Ao colocar no banco dos réus o ex-presidente Jair Bolsonaro e sete aliados, a Primeira Turma do Supremo Tribunal Federal deu alguns spoilers de discussões que devem permear o julgamento da trama golpista. Nesta etapa inicial do processo, os ministros deveriam apenas analisar se a denúncia apresentada pela Procuradoria-Geral da República (PGR) descrevia com coerência os fatos criminosos, classificava de forma correta os delitos, identificava todos os acusados e indicava a lista de testemunhas. Nas palavras de um integrante da Corte, “é apenas abrir a porta, porque o que vai se ver depois é o que vale”.
E o que se verá depois foi possível espiar pela fresta aberta pelos votos de alguns ministros. O principal prenúncio foi dado por Luiz Fux. O magistrado suscitou o debate sobre o iter criminis, ou seja, o “caminho do crime”, composto por quatro fases: cogitação, preparação, execução e consumação. Fux destacou que toda infração penal tem atos preparatórios, desfiando um argumento da defesa de Bolsonaro.
Não por acaso, o ex-presidente diz que, após perder as eleições de 2022, apenas cogitou decretar estado de sítio, medida de exceção para conter ameaça à ordem social.
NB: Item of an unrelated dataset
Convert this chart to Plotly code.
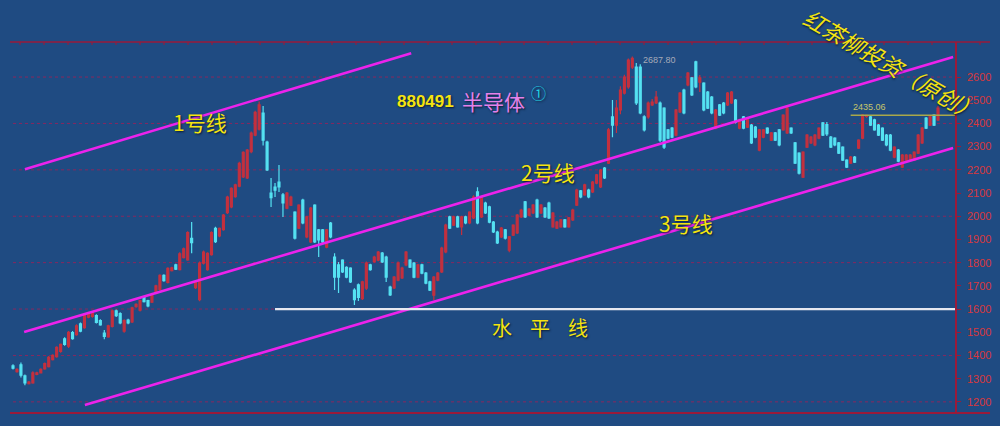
import plotly.graph_objects as go

# ---------------- data ----------------
O = [1355,1330,1360,1312,1278,1282,1318,1325,1342,1352,
     1382,1395,1418,1472,1440,1498,1490,1536,1520,1565,
     1568,1572,1550,1496,1480,1525,1592,1580,1505,1552,
     1545,1610,1595,1650,1636,1630,1668,1685,1745,1715,
     1765,1790,1770,1822,1812,1905,1692,1640,1798,1770,
     1835,1948,1915,1942,2015,2040,2085,2130,2170,2165,
     2278,2350,2375,2445,2320,2100,2126,2147,2092,2035,
     2048,2018,1949,2070,1911,1889,2048,1941,1941,1867,
     1971,1824,1790,1811,1780,1777,1682,1704,1645,1690,
     1790,1805,1811,1841,1824,1695,1691,1725,1734,1790,
     1811,1798,1738,1790,1755,1717,1660,1725,1760,1846,
     1997,1962,1997,1954,1997,1971,1993,2105,1997,2057,
     2040,1975,1932,1911,1941,1854,1919,1928,1997,2062,
     2005,2014,2070,2014,2035,2057,1954,1949,1954,1984,
     1954,1984,2048,2109,2092,2113,2105,2143,2126,2208,
     2229,2428,2393,2458,2531,2557,2643,2643,2643,2428,
     2428,2480,2488,2488,2466,2372,2380,2350,2450,2544,
     2566,2596,2665,2578,2574,2535,2514,2380,2480,2488,
     2480,2488,2501,2380,2428,2384,2393,2384,2285,2341,
     2380,2328,2359,2372,2372,2359,2380,2316,2272,2169,
     2298,2316,2307,2337,2402,2395,2341,2337,2316,2298,
     2242,2229,2255,2294,2337,2430,2428,2415,2393,2380,
     2350,2350,2255,2285,2212,2242,2242,2242,2272,2316,
     2423,2393,2436,2415]
C = [1345,1340,1315,1282,1285,1325,1325,1340,1365,1392,
     1400,1435,1448,1448,1500,1472,1528,1505,1572,1582,
     1588,1542,1532,1482,1528,1592,1572,1540,1550,1540,
     1605,1620,1636,1632,1614,1665,1700,1745,1722,1775,
     1778,1772,1838,1860,1930,1886,1714,1798,1846,1840,
     1930,1890,1948,2005,2083,2120,2135,2228,2275,2285,
     2358,2448,2480,2328,2200,2080,2112,2126,2057,2100,
     2083,1906,2048,1971,1997,2035,1889,1898,1889,1941,
     1911,1738,1738,1760,1738,1717,1640,1650,1717,1798,
     1770,1824,1846,1803,1738,1661,1738,1798,1777,1846,
     1781,1738,1790,1755,1712,1682,1738,1755,1863,1962,
     1949,1997,1954,1997,1971,2018,2083,1971,2083,2014,
     1975,1932,1885,1949,1906,1911,1962,2005,2027,1997,
     2031,2048,1997,2048,1997,1993,2014,1975,1984,1954,
     1993,2027,2113,2083,2135,2083,2147,2178,2199,2165,
     2372,2393,2466,2544,2600,2673,2680,2488,2445,2372,
     2488,2492,2514,2328,2298,2337,2341,2458,2531,2445,
     2617,2523,2557,2596,2458,2466,2445,2458,2436,2445,
     2531,2535,2406,2415,2380,2423,2316,2341,2372,2372,
     2359,2359,2328,2307,2436,2466,2359,2229,2186,2276,
     2350,2341,2350,2380,2350,2355,2298,2307,2272,2242,
     2212,2255,2233,2328,2436,2435,2393,2372,2350,2328,
     2307,2285,2298,2238,2264,2264,2264,2276,2350,2380,
     2380,2428,2393,2466]
H = [1362,1345,1370,1318,1290,1332,1330,1345,1370,1398,
     1405,1440,1452,1478,1505,1505,1535,1542,1578,1588,
     1592,1578,1556,1510,1532,1598,1598,1586,1556,1558,
     1610,1625,1640,1655,1640,1670,1705,1750,1750,1780,
     1782,1795,1845,1865,1935,1975,1720,1805,1852,1845,
     1935,1955,1952,2010,2088,2125,2140,2235,2280,2290,
     2365,2455,2495,2475,2325,2165,2143,2221,2100,2105,
     2088,2022,2052,2075,2002,2040,2052,1945,1945,1945,
     1975,1841,1803,1815,1785,1780,1690,1710,1722,1805,
     1795,1830,1850,1846,1830,1700,1742,1805,1782,1850,
     1815,1803,1795,1795,1760,1722,1742,1760,1868,1968,
     2002,2002,2002,2002,2002,2022,2090,2125,2088,2062,
     2045,1980,1937,1954,1945,1915,1966,2010,2032,2066,
     2036,2053,2075,2053,2040,2062,2018,1980,1988,1988,
     1997,2032,2118,2113,2140,2118,2152,2182,2204,2212,
     2380,2501,2501,2560,2610,2680,2688,2660,2655,2435,
     2495,2505,2540,2495,2470,2376,2385,2462,2535,2550,
     2622,2600,2670,2609,2578,2540,2518,2462,2484,2492,
     2535,2540,2505,2420,2432,2428,2398,2389,2376,2376,
     2384,2363,2363,2376,2440,2475,2384,2320,2276,2280,
     2355,2346,2355,2384,2406,2406,2346,2341,2320,2302,
     2246,2260,2260,2332,2440,2435.06,2432,2420,2398,2384,
     2355,2355,2302,2290,2268,2268,2268,2280,2355,2385,
     2428,2432,2440,2475]
L = [1340,1325,1305,1272,1275,1278,1315,1322,1338,1348,
     1378,1390,1412,1442,1432,1468,1485,1500,1515,1560,
     1562,1538,1528,1470,1476,1520,1566,1535,1498,1535,
     1540,1606,1590,1628,1608,1626,1664,1680,1718,1710,
     1762,1768,1766,1818,1808,1841,1686,1634,1792,1765,
     1830,1885,1910,1938,2010,2035,2080,2125,2165,2160,
     2272,2345,2370,2305,2195,2040,2083,2105,1997,2030,
     2044,1900,1945,1965,1905,1885,1885,1824,1885,1862,
     1905,1682,1669,1755,1733,1712,1617,1635,1639,1682,
     1765,1800,1806,1798,1717,1656,1686,1720,1730,1785,
     1777,1733,1733,1750,1707,1678,1639,1720,1755,1840,
     1945,1958,1950,1919,1966,1966,1988,1966,1992,2010,
     1970,1928,1880,1906,1900,1845,1915,1924,1992,1992,
     2000,2010,1992,2010,1992,1988,1950,1945,1950,1950,
     1950,1980,2044,2078,2088,2078,2100,2138,2122,2160,
     2225,2341,2359,2440,2525,2550,2635,2480,2440,2365,
     2420,2475,2484,2320,2290,2332,2336,2345,2445,2440,
     2560,2518,2552,2535,2453,2462,2440,2375,2432,2440,
     2475,2484,2400,2375,2375,2380,2311,2336,2280,2336,
     2354,2324,2324,2302,2368,2355,2354,2225,2180,2165,
     2294,2311,2302,2332,2346,2346,2294,2302,2268,2238,
     2208,2225,2229,2290,2332,2425,2389,2368,2346,2324,
     2302,2280,2250,2233,2208,2238,2238,2238,2268,2311,
     2376,2389,2389,2410]

N = min(len(O), len(H), len(L), len(C))
IDX = list(range(N))

Y_TICKS = [1200, 1300, 1400, 1500, 1600, 1700, 1800, 1900,
           2000, 2100, 2200, 2300, 2400, 2500, 2600]
GRID_LEVELS = [1200, 1400, 1600, 1800, 2000, 2200, 2400, 2600]

# drawn channel lines (candle index, price)
LINE1_X = [3.0, 100.3];  LINE1_Y = [2203, 2703]
LINE2_X = [2.8, 236.8];  LINE2_Y = [1501, 2686]
LINE3_X = [18.1, 236.8]; LINE3_Y = [1186, 2294]
FLAT_X = [66, 237.3];    FLAT_Y = [1600, 1600]
RES_X = [211, 237.3];    RES_Y = [2435.06, 2435.06]
PEAK_IDX, PEAK_VAL = 156, 2687.80

# ---------------- style ----------------
BG = "#1f4b82"
RED = "#c4303e"
CYAN = "#55e2f2"
MAG = "#ec22ec"
YEL = "#f4e410"
FRAME = "#9a1a3a"
CJK = "Noto Sans CJK SC"

W, HGT = 1000, 426
ML, MR, MT, MB = 0, 45, 42, 13
PW, PH = W - ML - MR, HGT - MT - MB


def px(x, y):
    return (x - ML) / PW, (HGT - MB - y) / PH


X_RANGE = [-13 / 3.97, (PW - 13) / 3.97]
Y_RANGE = [1152, 2751]

fig = go.Figure()
fig.add_trace(go.Candlestick(
    x=IDX, open=O[:N], high=H[:N], low=L[:N], close=C[:N],
    increasing=dict(line=dict(color=RED, width=1.2), fillcolor=RED),
    decreasing=dict(line=dict(color=CYAN, width=1.2), fillcolor=CYAN),
    whiskerwidth=0, hoverinfo="skip", showlegend=False))

for xs, ys in [(LINE1_X, LINE1_Y), (LINE2_X, LINE2_Y), (LINE3_X, LINE3_Y)]:
    fig.add_trace(go.Scatter(x=xs, y=ys, mode="lines",
                             line=dict(color=MAG, width=2.6),
                             hoverinfo="skip", showlegend=False))
fig.add_trace(go.Scatter(x=FLAT_X, y=FLAT_Y, mode="lines",
                         line=dict(color="#e6e8f0", width=2.2),
                         hoverinfo="skip", showlegend=False))
fig.add_trace(go.Scatter(x=RES_X, y=RES_Y, mode="lines",
                         line=dict(color="#a9a84a", width=1.6),
                         hoverinfo="skip", showlegend=False))

shapes = []
for g in GRID_LEVELS:
    shapes.append(dict(type="line", xref="x", yref="y", x0=0, x1=X_RANGE[1],
                       y0=g, y1=g, layer="below",
                       line=dict(color="rgba(135,40,95,1)", width=1, dash="dot")))
# frame lines
x0, y0 = px(10, 42); x1, _ = px(990, 42)
shapes.append(dict(type="line", xref="paper", yref="paper", x0=x0, x1=x1, y0=y0, y1=y0,
                   line=dict(color=FRAME, width=1.5)))
x0, y0 = px(10, 413)
shapes.append(dict(type="line", xref="paper", yref="paper", x0=x0, x1=x1, y0=y0, y1=y0,
                   line=dict(color=FRAME, width=2)))
# top ticks
for tx in range(20, 990, 24):
    a, b = px(tx, 42)
    _, b2 = px(tx, 45)
    shapes.append(dict(type="line", xref="paper", yref="paper", x0=a, x1=a, y0=b, y1=b2,
                       line=dict(color=FRAME, width=1)))

ann = []
shadow = "1px 1px 2px #0a1a30"


def text(t, x, y, size, color, family=CJK, angle=0, bold=False, anchor="center"):
    a, b = px(x, y)
    ann.append(dict(text=("<b>%s</b>" % t) if bold else t, xref="paper", yref="paper",
                    x=a, y=b, xanchor=anchor, yanchor="middle", showarrow=False,
                    textangle=angle,
                    font=dict(family=family, size=size, color=color, shadow=shadow)))


text("1号线", 200, 122, 21, YEL)
text("2号线", 548, 172, 21, YEL)
text("3号线", 686, 223, 21, YEL)
text("水", 502, 327, 20, YEL)
text("平", 540, 327, 20, YEL)
text("线", 578, 327, 20, YEL)
text("880491", 425, 101, 17, YEL, family="Liberation Sans", bold=True)
text("半导体", 494, 101, 21, "#e482ea")
text("①", 538, 93, 15, "#22d4e6")
text("<i>红茶柳投资（原创）</i>", 892, 64, 22, YEL, angle=30)

ann.append(dict(text="2687.80", xref="x", yref="y", x=PEAK_IDX, y=PEAK_VAL,
                xanchor="left", yanchor="middle", xshift=9, yshift=-3, showarrow=False,
                font=dict(family="Liberation Sans", size=9, color="#a6aab8")))
ann.append(dict(text="2435.06", xref="x", yref="y", x=RES_X[0], y=RES_Y[0],
                xanchor="left", yanchor="bottom", yshift=1, showarrow=False,
                font=dict(family="Liberation Sans", size=9, color="#c6c66a")))

fig.update_layout(
    width=W, height=HGT, margin=dict(l=ML, r=MR, t=MT, b=MB),
    paper_bgcolor=BG, plot_bgcolor=BG,
    shapes=shapes, annotations=ann, showlegend=False,
    xaxis=dict(range=X_RANGE, showgrid=False, zeroline=False, showticklabels=False,
               showline=False, ticks="", rangeslider=dict(visible=False), fixedrange=True),
    yaxis=dict(range=Y_RANGE, side="right", showgrid=False, zeroline=False,
               tickvals=Y_TICKS, ticktext=[str(v) for v in Y_TICKS],
               ticks="outside", ticklen=4, tickcolor=FRAME,
               showline=True, linecolor=FRAME, linewidth=1.5,
               tickfont=dict(family="Liberation Sans", size=11, color="#d8383c"),
               ticklabelstandoff=4, fixedrange=True),
)

fig.write_html("out.html")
Mas tudo, segundo o ex-capitão do Exército, foi feito dentro das quatro linhas da Constituição. Para a PGR, o plano de golpe saiu, sim, do papel — e envolveu, além de uma minuta antidemocrática, a execução de um complô para assassinar autoridades.
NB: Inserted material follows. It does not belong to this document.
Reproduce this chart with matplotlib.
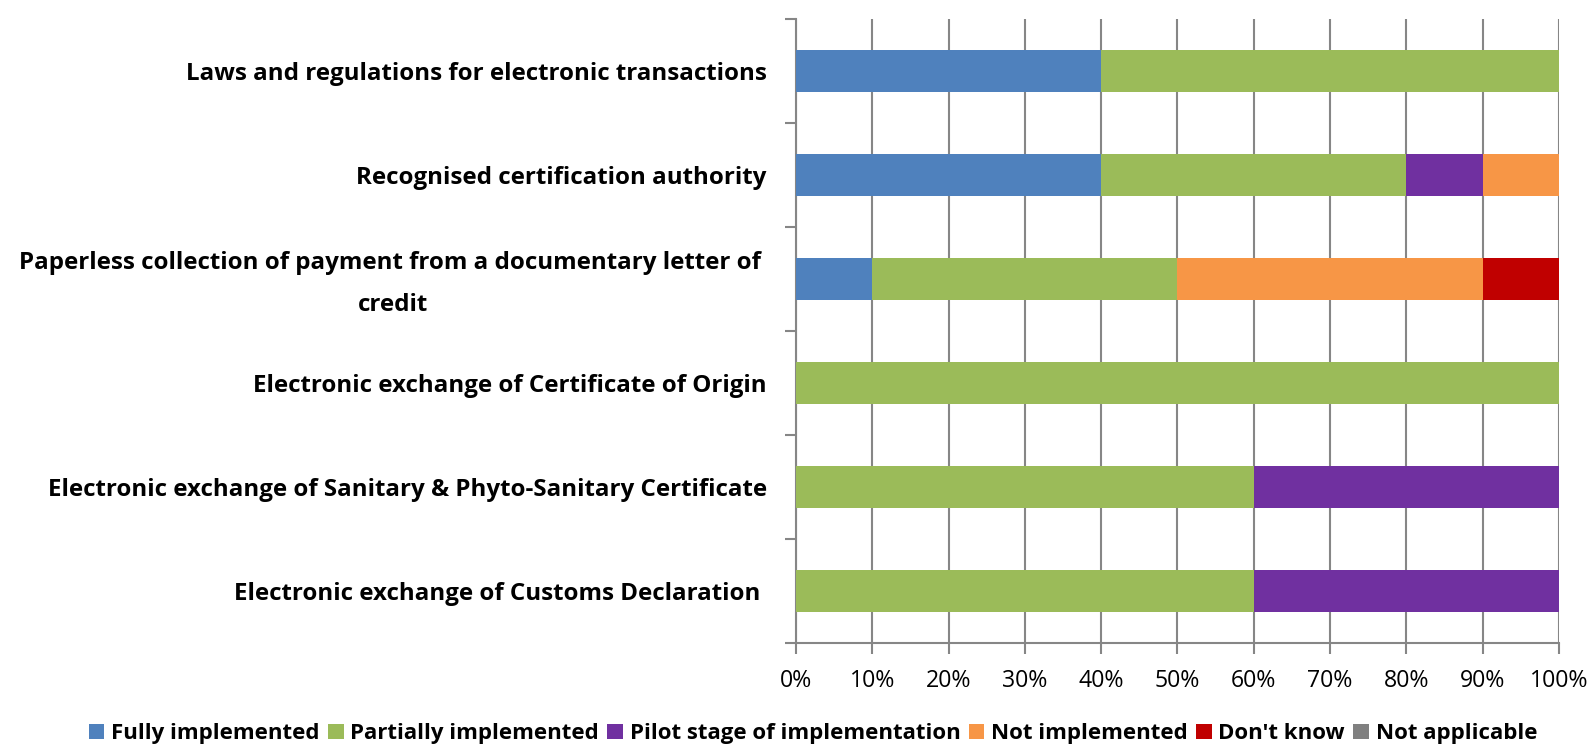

Essa tese da acusação se encaixa na definição do Código Penal para o crime de abolição violenta do Estado: tentar com “emprego de violência ou grave ameaça” acabar com o regime democrático, “impedindo ou restringindo o exercício dos poderes constitucionais”. Para a defesa do ex-presidente e de outro militares, não há motivos para falar na prática desse delito, pois não houve ato de agressão contra as instituições.
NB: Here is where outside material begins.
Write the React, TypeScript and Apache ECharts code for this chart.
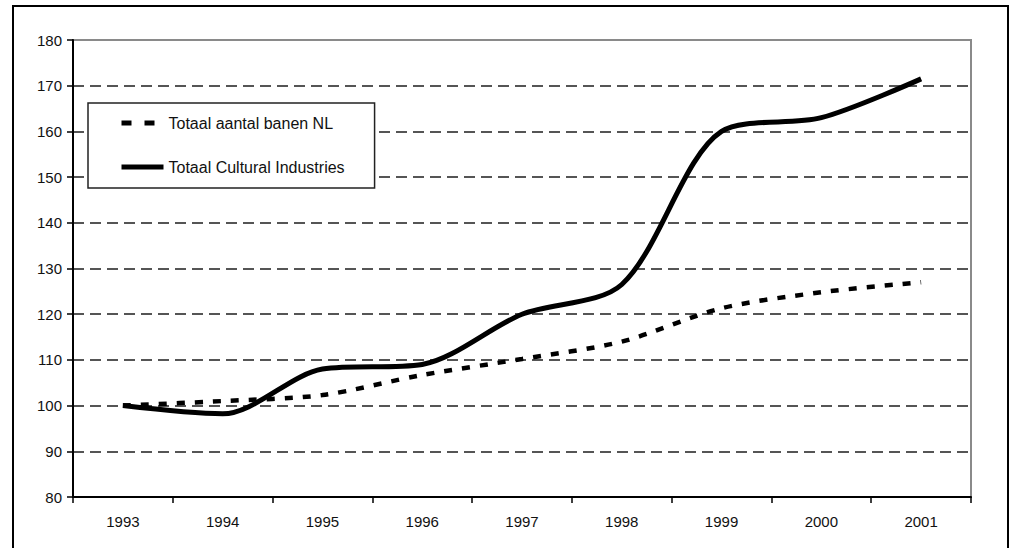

Conhecedor desse argumento, o ministro Flávio Dino disse em seu voto que pouco importa se o núcleo duro da trama golpista tinha arma de fogo ou branca, pois o grupo que colocou em prática a ação golpista portava um arsenal capaz de restringir os poderes constitucionais e estava disposto a executar autoridades da República. Essa lógica também foi exposta pelo ministro Alexandre de Moraes, relator do processo, durante a exibição de um vídeo de cenas de vandalismo das sedes dos Três Poderes no dia 8 de janeiro de 2023.
— Ninguém estava passeando. Havia uma barreira policial, né? E todos invadiram agredindo. Os policiais que jogavam, vejam, jogavam gás de pimenta, as pessoas invadindo. E sempre com a intenção golpista, nós vamos ver várias faixas pedindo intervenção federal. Uma verdadeira guerra campal. Nenhuma Bíblia é vista e nenhum batom é visto nesse momento — disse Moraes.
A referência do relator não foi em vão. Moraes se tornou alvo de ataques bolsonaristas por propor uma pena de 14 anos de prisão à cabeleireira Débora Rodrigues dos Santos. Ela é acusada de ter participado dos atos golpista do 8 de janeiro e de ter pichado com batom a frase “perdeu, mané” na estátua da Justiça em frente à sede do STF.
A sentença de Debora foi adiada, porque o ministro Fux pediu vista para analisar o caso. O magistrado disse, durante o julgamento de Bolsonaro, que vai propor uma revisão da pena imposta a cabeleireira, abrindo divergência com Moraes. O gesto é simbólico e pode ser um ensaio de uma contraposição ao relator do processo da trama golpista.
De olho nessa divergência pontual, a defesa de Bolsonaro enxergou em Fux uma “luz no fim do túnel”. Essa visão, porém, está mais para miragem do que para realidade, pois o magistrado reconhece a gravidade de tudo o que foi revelado na investigação do inquérito do golpe. Ele próprio sentiu o bafo da investida antidemocrática em setembro de 2021, quando presidia o STF e viu caminhoneiros buzinarem enquanto ameaçavam invadir a sede da Corte. Em seu voto, Fux disse que nutre a “extraordinária esperança de que país continuará a viver um Estado Democrático de Direito”.